I get to decide where everything is going to go.  However, it will have to be to optimize wall space for books, so not much choice, once you think about it.  

Wednesday, October 2, 2013

My birthday

I am happy it is over.  Perhaps a little too happy.  See I hate my birthday.  It was yesterday.  I don't get out of bed on my birthday.  I usually request off of work, skip class (when I was in college).  My grandmother's was on the 3rd and we celebrated together for 10 years until she died.  Two days before my 13th her mother died.  I hate my birthday.

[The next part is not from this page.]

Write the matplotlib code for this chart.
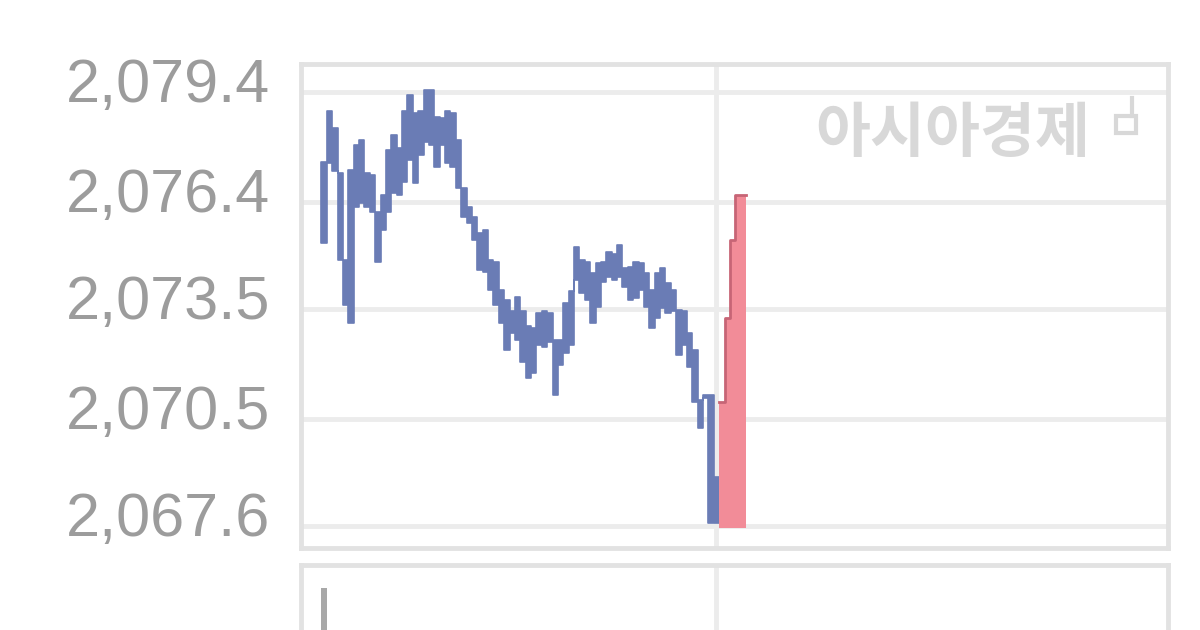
import numpy as np
import matplotlib.pyplot as plt
from matplotlib.patches import Rectangle
from matplotlib.lines import Line2D
from matplotlib.transforms import ScaledTranslation

# intraday index, one bin per column: high / low of each bin (blue, falling side)
blue_hi = [2077.50, 2078.86, 2078.40, 2077.18, 2074.82, 2077.27, 2077.95, 2078.09,
           2077.18, 2077.14, 2076.14, 2076.59, 2077.82, 2078.22, 2077.86, 2078.86,
           2079.30, 2078.81, 2078.86, 2079.45, 2079.45, 2078.72, 2078.68, 2078.86,
           2078.81, 2078.09, 2076.77, 2076.27, 2076.00, 2075.55, 2075.64, 2074.82,
           2074.78, 2074.01, 2073.74, 2073.43, 2073.83, 2073.43, 2073.02, 2072.97,
           2073.38, 2073.43, 2073.38, 2072.65, 2072.65, 2073.65, 2073.97, 2075.18,
           2074.82, 2074.78, 2074.46, 2074.73, 2074.78, 2075.05, 2075.00, 2075.23,
           2074.60, 2074.64, 2074.78, 2074.73, 2074.46, 2074.01, 2074.46, 2074.60,
           2074.19, 2074.01, 2073.47, 2073.43, 2072.83, 2072.38, 2071.02, 2071.16,
           2071.16, 2068.94]
blue_lo = [2075.28, 2077.45, 2077.23, 2074.82, 2073.61, 2073.11, 2076.27, 2076.37,
           2076.27, 2076.14, 2074.78, 2075.64, 2076.14, 2076.64, 2076.59, 2076.95,
           2077.54, 2076.91, 2077.68, 2078.04, 2077.95, 2077.36, 2077.95, 2077.45,
           2077.36, 2076.77, 2076.00, 2075.82, 2075.37, 2074.55, 2074.51, 2074.01,
           2073.61, 2073.11, 2072.38, 2072.83, 2072.65, 2072.06, 2071.61, 2071.75,
           2072.52, 2072.47, 2072.61, 2071.16, 2071.97, 2072.29, 2072.52, 2074.28,
           2073.92, 2073.74, 2073.11, 2073.56, 2074.24, 2074.37, 2074.28, 2074.37,
           2074.10, 2073.74, 2073.79, 2074.01, 2073.56, 2072.97, 2073.25, 2073.52,
           2073.38, 2073.43, 2072.25, 2072.52, 2071.93, 2070.98, 2070.25, 2071.07,
           2067.67, 2067.67]
# rebound bins (red, rising side)
red_top = [2070.98, 2073.25, 2075.37, 2076.59, 2076.59]
red_base = 2067.55

# volume panel
volume = [100] + [6] * 78

y_ticks = [2067.6, 2070.5, 2073.5, 2076.4, 2079.4]
y_labels = ['2,067.6', '2,070.5', '2,073.5', '2,076.4', '2,079.4']

BLUE = '#6a7cb5'
RED = '#f28c98'
RED_EDGE = '#c76576'
GRID = '#ececec'
FRAME = '#e2e2e2'
MARK = '#d8d8d8'


def bins(start, vals):
    # full-width step outline for bins centred on start, start+1, ...
    vals = np.asarray(vals)
    edges = np.arange(start, start + len(vals) + 1) - 0.5
    return np.repeat(edges, 2)[1:-1], np.repeat(vals, 2)


fig = plt.figure(figsize=(12, 6.3), dpi=100)
ax = fig.add_axes([301 / 1200, 1 - 548 / 630, 867 / 1200, 484 / 630])
ax_vol = fig.add_axes([301 / 1200, 1 - 700 / 630, 867 / 1200, 135 / 630])

n_blue = len(blue_hi)
xb, hi = bins(0, blue_hi)
_, lo = bins(0, blue_lo)
ax.fill_between(xb, lo, hi, color=BLUE, edgecolor=BLUE, lw=1.2, zorder=3)

xr, top = bins(n_blue, red_top)
ax.fill_between(xr, red_base, top, color=RED, lw=0, zorder=3)
ax.plot(xr, top, color=RED_EDGE, lw=2, zorder=4)

ax.set_xlim(-4.3, 157)
ax.set_ylim(2067.0, 2080.15)
ax.set_yticks(y_ticks)
ax.set_yticklabels(y_labels, fontsize=44, color='#9c9c9c', family='Liberation Sans')
ax.set_xticks([73])
ax.set_xticklabels([])
ax.tick_params(length=0, pad=22)
ax.grid(True, color=GRID, lw=3.5, zorder=0)
for lab in ax.get_yticklabels():
    lab.set_transform(lab.get_transform() + ScaledTranslation(0, 0.12, fig.dpi_scale_trans))

ax_vol.bar(np.arange(len(volume)), volume, width=1, color='#a8a8a8', zorder=3)
ax_vol.set_xlim(-4.3, 157)
ax_vol.set_ylim(0, 120)
ax_vol.set_xticks([73])
ax_vol.set_xticklabels([])
ax_vol.set_yticks([])
ax_vol.tick_params(length=0)
ax_vol.grid(True, axis='x', color=GRID, lw=3.5, zorder=0)

for a in (ax, ax_vol):
    for s in a.spines.values():
        s.set_color(FRAME)
        s.set_linewidth(3.5)

# watermark
fig.text(1090 / 1200, 1 - 135 / 630, '아시아경제', ha='right', va='center',
         fontsize=43, fontweight='bold', color=MARK, family='Noto Sans CJK KR')
fig.patches.append(Rectangle((1116 / 1200, 1 - 133 / 630), 20 / 1200, 17 / 630,
                             transform=fig.transFigure, fill=False,
                             edgecolor=MARK, lw=3))
fig.lines.append(Line2D([1132 / 1200, 1132 / 1200], [1 - 116 / 630, 1 - 98 / 630],
                        transform=fig.transFigure, color=MARK, lw=3))

fig.savefig('out.png', dpi=100, facecolor='white')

I don't have my birthday visible on Facebook.  Unless you are a close friend you don't know it.  In college, everyone thought I loved it because I requested off, but I hated it.  First day of the fall semester I put up whatever blocks I had for the day, and I didn't leave the house or my bed.  I did go to work yesterday.  It was difficult.  I hate it.

This year I was lucky, only my aunt, and two friends and one of those I let it slip to when my aunt called.  and my brother wished me a happy birthday.  My brother called me, I was up stairs in my room, didn't even do it face to face.  I don't know if his wife and him are respecting the fact I hate my birthday or if she just doesn't care.  I thought she would have the kids make me a card or something I thought she was going to.

People just read me wrong about all the birthday stuff.  I hate it.  It is hard for me to be grateful.


When I was with my ex it was easier I guess.  I still didn't get out bed on my birthday unless he was home.  The morning of my birthday he would wake me up with a spanking.  I usually got another at bedtime.  Friday night and at least once Saturday and Sunday and each one was at least the number of years I was.

I realized that this is the first year i haven't had a Birthday spanking since I turned 18.

19 was my first.  he was my sexual partner vanilla and dom master
20 was a dom that i can't even tell you his name
21-26 was my ex
27 was a friend and play partner

this year is a year off I guess.  LOL

but over all my birthdays suck.  always have since I was little always will I guess.